THE NATIONAL ENDOWMENT FOR THE ARTS
SCU Presents received a prestigious grant from the National Endowment for the Arts. Our project, entitled The Creative Project | El Proyecto Creativo, was co-designed by Santa Clara University Professor Kristin Kusanovich and SCU Presents Director Butch Coyne. This project develops and presents interactive, multidisciplinary performing and visual arts to schools and in the community. Participants experience and create their own original work for an audience. The Creative Project included programs titled Street Canvas, Performing Our Environment, and Poesía en Movimiento, which addressed specific social justice issues such as racism, homelessness, immigration, the environment and bullying.

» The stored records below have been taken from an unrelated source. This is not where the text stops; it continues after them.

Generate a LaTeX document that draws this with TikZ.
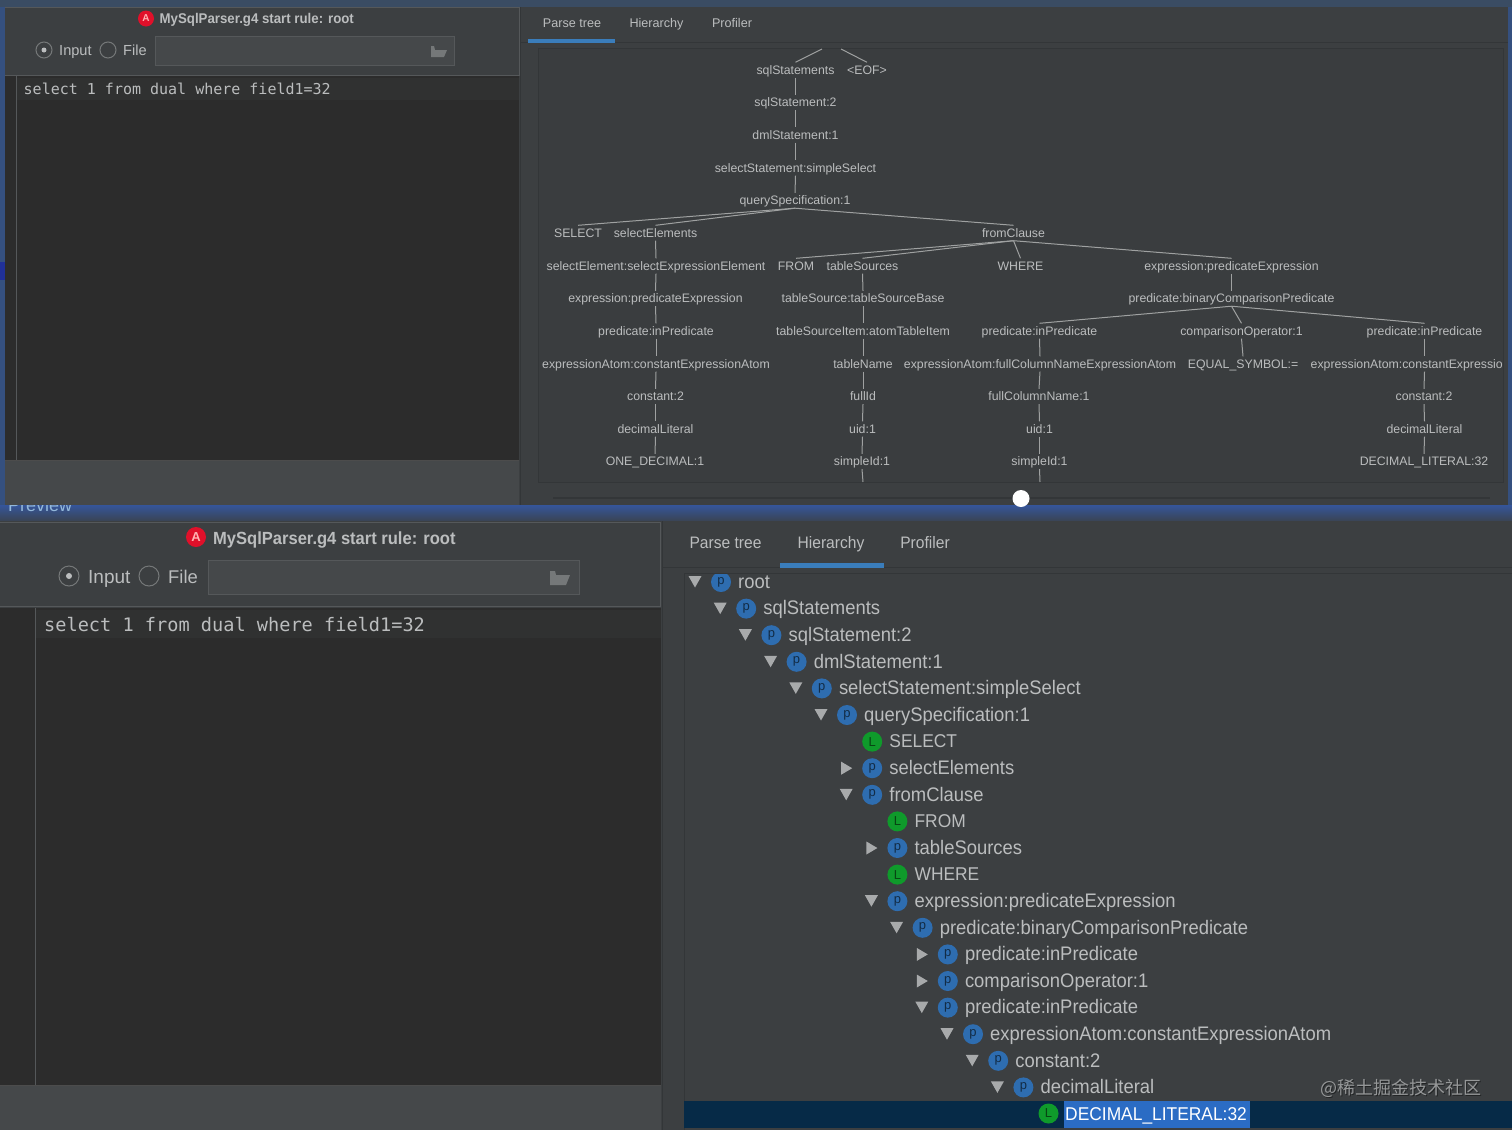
\documentclass[tikz,border=0pt]{standalone}
\usepackage{fontspec}
\setmainfont{Liberation Sans}
\setmonofont{DejaVu Sans Mono}
\newfontfamily\cjkfont{Noto Sans CJK SC}
\newfontfamily\condfont[FakeStretch=0.94]{Liberation Sans}
\newcommand{\capsz}{\fontsize{18.5}{22}\selectfont}
\definecolor{panel}{HTML}{3C3F41}
\definecolor{treebg}{HTML}{3A3D3F}
\definecolor{edit}{HTML}{2C2C2C}
\definecolor{editline}{HTML}{303131}
\definecolor{foot}{HTML}{45484A}
\definecolor{txt}{HTML}{BBBDBE}
\definecolor{rule}{HTML}{333638}
\definecolor{frameline}{HTML}{55585A}
\definecolor{ublue}{HTML}{3A7DBB}
\definecolor{barblue}{HTML}{35507F}
\definecolor{bandblue}{HTML}{35559A}
\definecolor{topbar}{HTML}{3A4C63}
\definecolor{pblue}{HTML}{2E6DB0}
\definecolor{lgreen}{HTML}{0F9A2B}
\definecolor{antred}{HTML}{E0102A}
\definecolor{selrow}{HTML}{062A47}
\definecolor{selbox}{HTML}{2B6CC4}
\tikzset{
  x=1pt,y=-1pt,
  tn/.style={inner sep=0pt,minimum height=15pt,text height=8pt,text depth=0pt,text=txt,font=\fontsize{12.3}{14}\selectfont},
  edge/.style={draw=txt!85!black,line width=1pt},
  tabtxt/.style={inner sep=0pt,text=txt,text depth=0pt},
  rowtxt/.style={inner sep=0pt,anchor=west,text=txt,text height=12.5pt,text depth=0pt,font=\condfont\fontsize{19.6}{22}\selectfont},
  ico/.style={circle,inner sep=0pt,minimum size=20pt,font=\fontsize{13}{13}\selectfont},
  pico/.style={ico,fill=pblue,text=black!60!pblue},
  lico/.style={ico,fill=lgreen,text=black!55!lgreen},
  tri/.style={fill=txt!90!black},
  box/.style={draw=frameline,line width=1pt,fill=foot},
  radio/.style={circle,draw=txt!45!panel,line width=1pt,inner sep=0pt,fill=panel},
  dot/.style={circle,fill=txt,inner sep=0pt},
  antlr/.style={circle,fill=antred,inner sep=0pt,text=white!70!red},
  lbl/.style={inner sep=0pt,anchor=west,text=txt,text depth=0pt},
}
\begin{document}
\begin{tikzpicture}
\useasboundingbox (0,0) rectangle (1512,1130);
\fill[barblue] (0,0) rectangle (1512,1130);
\fill[black!15!barblue!70!blue] (0,262) rectangle (5,280);
\fill[topbar] (0,0) rectangle (1512,7);
% ---------- top window
\fill[panel] (5,7) rectangle (1508,505);
\shade[top color=bandblue,bottom color=panel!70!barblue] (0,505) rectangle (1512,521);
\begin{scope}
\clip (0,504.5) rectangle (90,513);
\node[inner sep=0pt,anchor=base west,text=ublue!55!white,font=\fontsize{18}{20}\selectfont] (prev) at (8,511.5) {Preview};
\end{scope}
\draw[frameline,line width=.8pt] (5,7.5) -- (519.5,7.5) -- (519.5,75) -- (5,75);
\fill[edit] (5,76) rectangle (519,460);
\fill[editline] (17,78) rectangle (519,100);
\draw[frameline,line width=.8pt] (16.5,76) -- (16.5,460);
\fill[foot] (5,461) rectangle (519,505);
\draw[black!70,line width=1pt] (5,460.5) -- (519,460.5);
\draw[rule,line width=1pt] (520.5,7) -- (520.5,505);
% header
\node[antlr,minimum size=16pt,font=\bfseries\fontsize{10}{10}\selectfont] (a1) at (146,18.5) {A};
\node[lbl,text height=10pt,font=\condfont\bfseries\fontsize{14.1}{15}\selectfont] (t1) at (159.5,18.5) {MySqlParser.g4 start rule: root};
\node[radio,minimum size=16pt] (r1) at (44,50) {};
\node[dot,minimum size=5pt] (r1d) at (44,50) {};
\node[lbl,text height=11pt,font=\fontsize{14.6}{16}\selectfont] (i1) at (59,50) {Input};
\node[radio,minimum size=16pt] (r2) at (108,50) {};
\node[lbl,text height=11pt,font=\fontsize{14.6}{16}\selectfont] (f1) at (123,50) {File};
\draw[box] (155.5,36.5) rectangle (454,65);
\fill[txt!45!panel] (431,46) -- (431,57) -- (444,57) -- (447,50) -- (435,50) -- (434,46) -- cycle;
\node[lbl,text height=11pt,font=\ttfamily\fontsize{15}{17}\selectfont] (q1) at (23.5,89) {select 1 from dual where field1=32};
% tabs
\draw[rule,line width=1pt] (521,42) -- (1508,42);
\fill[ublue] (528,39) rectangle (615,42.5);
\node[tabtxt,text height=9.5pt,font=\fontsize{12.6}{14}\selectfont] (tp1) at (572,22.5) {Parse tree};
\node[tabtxt,text height=9.5pt,font=\fontsize{12.6}{14}\selectfont] (th1) at (656.5,22.5) {Hierarchy};
\node[tabtxt,text height=9.5pt,font=\fontsize{12.6}{14}\selectfont] (tf1) at (732,22.5) {Profiler};
% tree
\fill[treebg] (538,48) rectangle (1503,482);
\draw[rule,line width=.5pt] (538,48) rectangle (1503,482);
\coordinate (rootL) at (822,49);
\coordinate (rootR) at (841,49);
\coordinate (stubA) at (863,482);
\coordinate (stubB) at (1040,482);
\begin{scope}
\clip (538,48) rectangle (1502.5,482);
\node[tn] (n1) at (795.5,70) {sqlStatements};
\node[tn] (n2) at (867,70) {<EOF>};
\node[tn] (n3) at (795.5,102.5) {sqlStatement:2};
\node[tn] (n4) at (795.5,135) {dmlStatement:1};
\node[tn] (n5) at (795.5,168) {selectStatement:simpleSelect};
\node[tn] (n6) at (795,200.5) {querySpecification:1};
\node[tn] (n7) at (578,233) {SELECT};
\node[tn] (n8) at (655.5,233) {selectElements};
\node[tn] (n9) at (1013.5,233) {fromClause};
\node[tn] (n10) at (656,266) {selectElement:selectExpressionElement};
\node[tn] (n11) at (796,266) {FROM};
\node[tn] (n12) at (862.5,266) {tableSources};
\node[tn] (n13) at (1020.5,266) {WHERE};
\node[tn] (n14) at (1231.5,266) {expression:predicateExpression};
\node[tn] (n15) at (655.5,298.5) {expression:predicateExpression};
\node[tn] (n16) at (863,298.5) {tableSource:tableSourceBase};
\node[tn] (n17) at (1231.5,298.5) {predicate:binaryComparisonPredicate};
\node[tn] (n18) at (656,331) {predicate:inPredicate};
\node[tn] (n19) at (863,331) {tableSourceItem:atomTableItem};
\node[tn] (n20) at (1039.5,331) {predicate:inPredicate};
\node[tn] (n21) at (1241.5,331) {comparisonOperator:1};
\node[tn] (n22) at (1424.5,331) {predicate:inPredicate};
\node[tn] (n23) at (656,364) {expressionAtom:constantExpressionAtom};
\node[tn] (n24) at (863,364) {tableName};
\node[tn] (n25) at (1040,364) {expressionAtom:fullColumnNameExpressionAtom};
\node[tn] (n26) at (1243,364) {EQUAL\_SYMBOL:=};
\node[tn] (n27) at (1424.5,364) {expressionAtom:constantExpressionAtom};
\node[tn] (n28) at (655.5,396.5) {constant:2};
\node[tn] (n29) at (863,396.5) {fullId};
\node[tn] (n30) at (1039,396.5) {fullColumnName:1};
\node[tn] (n31) at (1424,396.5) {constant:2};
\node[tn] (n32) at (655.5,429) {decimalLiteral};
\node[tn] (n33) at (862.5,429) {uid:1};
\node[tn] (n34) at (1039.5,429) {uid:1};
\node[tn] (n35) at (1424.5,429) {decimalLiteral};
\node[tn] (n36) at (655,461.5) {ONE\_DECIMAL:1};
\node[tn] (n37) at (862,461.5) {simpleId:1};
\node[tn] (n38) at (1039.5,461.5) {simpleId:1};
\node[tn] (n39) at (1424,461.5) {DECIMAL\_LITERAL:32};
\end{scope}
\draw[edge] (rootL) -- (n1.north);
\draw[edge] (rootR) -- (n2.north);
\foreach \a/\b in {n1/n3,n3/n4,n4/n5,n5/n6,n6/n7,n6/n8,n6/n9,n8/n10,n9/n11,n9/n12,n9/n13,n9/n14,n10/n15,n12/n16,n14/n17,n15/n18,n16/n19,n17/n20,n17/n21,n17/n22,n18/n23,n19/n24,n20/n25,n21/n26,n22/n27,n23/n28,n24/n29,n25/n30,n27/n31,n28/n32,n29/n33,n30/n34,n31/n35,n32/n36,n33/n37,n34/n38,n35/n39}
  \draw[edge] (\a.south) -- (\b.north);
\draw[edge] (n37.south) -- (stubA);
\draw[edge] (n38.south) -- (stubB);
% scrollbar
\draw[rule,line width=2.5pt] (553,498) -- (1490,498);
\node[circle,fill=white,inner sep=0pt,minimum size=17pt] (thumb) at (1021,498.5) {};
% ---------- bottom window
\fill[panel] (0,521) rectangle (1512,1130);
\draw[frameline,line width=.8pt] (0,522.5) -- (660.5,522.5) -- (660.5,606.5) -- (0,606.5);
\fill[edit] (0,608) rectangle (661,1085);
\fill[editline] (36,610) rectangle (661,638);
\draw[frameline,line width=1pt] (35.5,608) -- (35.5,1085);
\fill[foot] (0,1086) rectangle (661,1130);
\draw[black!70,line width=1pt] (0,1085.5) -- (661,1085.5);
\draw[rule,line width=1pt] (662.5,521) -- (662.5,1130);
\node[antlr,minimum size=20pt,font=\bfseries\fontsize{13}{13}\selectfont] (a2) at (196,537) {A};
\node[lbl,text height=13pt,font=\condfont\bfseries\fontsize{17.6}{20}\selectfont] (t2) at (213,537.5) {MySqlParser.g4 start rule: root};
\node[radio,minimum size=20pt] (r3) at (69,576) {};
\node[dot,minimum size=6pt] (r3d) at (69,576) {};
\node[lbl,text height=14pt,font=\fontsize{19}{21}\selectfont] (i2) at (88,576.5) {Input};
\node[radio,minimum size=20pt] (r4) at (149,576) {};
\node[lbl,text height=14pt,font=\fontsize{18.4}{21}\selectfont] (f2) at (168,576.5) {File};
\draw[box] (208,560) rectangle (579.5,594);
\fill[txt!45!panel] (550,571) -- (550,585) -- (566,585) -- (570,575) -- (556,575) -- (555,571) -- cycle;
\node[lbl,text height=14pt,font=\ttfamily\fontsize{18.6}{21}\selectfont] (q2) at (44,624.5) {select 1 from dual where field1=32};
% tabs
\draw[rule,line width=1pt] (663,567) -- (1512,567);
\fill[ublue] (780,563) rectangle (883.5,567.5);
\node[tabtxt,text height=12pt,font=\condfont\fontsize{16.6}{18}\selectfont] (tp2) at (725.5,542.5) {Parse tree};
\node[tabtxt,text height=12pt,font=\condfont\fontsize{16.6}{18}\selectfont] (th2) at (831,542.5) {Hierarchy};
\node[tabtxt,text height=12pt,font=\condfont\fontsize{16.6}{18}\selectfont] (tf2) at (925,542.5) {Profiler};
% hierarchy
\draw[rule,line width=1pt] (684,573) -- (1512,573);
\draw[rule,line width=1pt] (684,573) -- (684,1130);
\fill[selrow] (684,1101) rectangle (1512,1127.5);
\fill[selbox] (1064,1101) rectangle (1250,1127.5);
\begin{scope}
\clip (685,574) rectangle (1512,1130);
\foreach \r/\l/\k/\s in {
 0/0/d/root,
 1/1/d/sqlStatements,
 2/2/d/sqlStatement:2,
 3/3/d/dmlStatement:1,
 4/4/d/selectStatement:simpleSelect,
 5/5/d/querySpecification:1,
 6/6/n/{\capsz SELECT},
 7/6/r/selectElements,
 8/6/d/fromClause,
 9/7/n/{\capsz FROM},
 10/7/r/tableSources,
 11/7/n/{\capsz WHERE},
 12/7/d/expression:predicateExpression,
 13/8/d/predicate:binaryComparisonPredicate,
 14/9/r/predicate:inPredicate,
 15/9/r/comparisonOperator:1,
 16/9/d/predicate:inPredicate,
 17/10/d/expressionAtom:constantExpressionAtom,
 18/11/d/constant:2,
 19/12/d/decimalLiteral}
 {
  \pgfmathsetmacro{\yy}{582+26.6*\r}
  \pgfmathsetmacro{\xt}{695+25.2*\l}
  \pgfmathsetmacro{\xi}{721+25.2*\l}
  \pgfmathsetmacro{\xs}{738+25.2*\l}
  \if\k d \fill[tri] (\xt-6.5,\yy-6) -- (\xt+6.5,\yy-6) -- (\xt,\yy+5.5) -- cycle; \fi
  \if\k r \fill[tri] (\xt-5,\yy-6.5) -- (\xt+6,\yy) -- (\xt-5,\yy+6.5) -- cycle; \fi
  \if\k n \node[lico] (ic\r) at (\xi,\yy) {L}; \else \node[pico] (ic\r) at (\xi,\yy) {p}; \fi
  \node[rowtxt] (row\r) at (\xs,\yy) {\s};
 }
\node[lico] (ic20) at (1048.5,1113.5) {L};
\node[rowtxt,text=white] (row20) at (1065,1114) {\capsz DECIMAL\_LITERAL:32};
\end{scope}
\node[inner sep=0pt,anchor=west,text=black!45!panel,font=\cjkfont\fontsize{18}{22}\selectfont] (wms) at (1321,1089.5) {@稀土掘金技术社区};
\node[inner sep=0pt,anchor=west,text=txt!70!panel,font=\cjkfont\fontsize{18}{22}\selectfont] (wm) at (1320,1088.5) {@稀土掘金技术社区};
\end{tikzpicture}
\end{document}
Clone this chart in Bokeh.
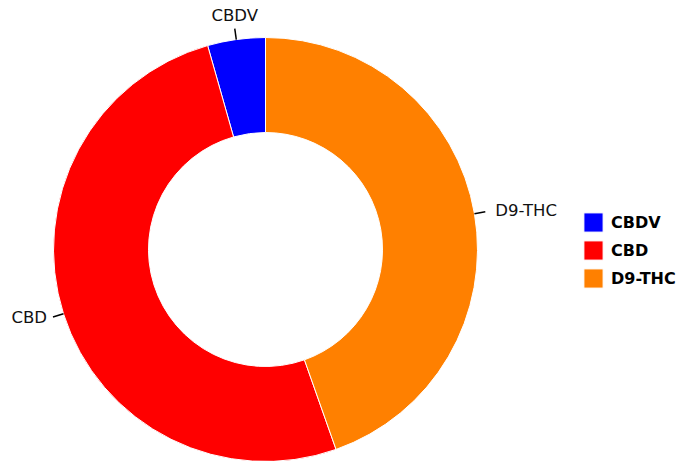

ASJ sees this grant as a catalyst towards dialogue about the power of the arts to engage students. “Receiving this prestigious national grant gives credence to the idea that the arts can inspire students to affect positive change across a broad range of pressing social justice issues. Our next challenge is to see this grant matched by the community at large.” (Butch Coyne, SCU Presents Director)
In Poesia en Movimiento dancer Kristin Kusanovich and actor Mauricio Salgado engaged with 4th and 5th grade children in the Thriving Neighbors Initiative program at Washington School to explore Latin American poets and co-create original dances with bilingual narration to convey the themes of the poems such as non/conformity, nature and freedom of expression.
In Performing Our Environment, dancer David J. Popalisky and theatre artist Jeffrey Bracco will empower community members to communicate their feelings about their environment. During structured walks, an assessment of the neighborhood in terms of aesthetics, litter, and other variables will inform the creation of dances and found object sculptures.
In Street Canvas, designer Jerald R. Enos and painter Karen B. McNulty will encourage participants to identify economic issues in their neighborhood by drawing and photographing their surroundings, and learning the steps of large scale mural/canvas painting to help educate and influence positive change(s) where they live.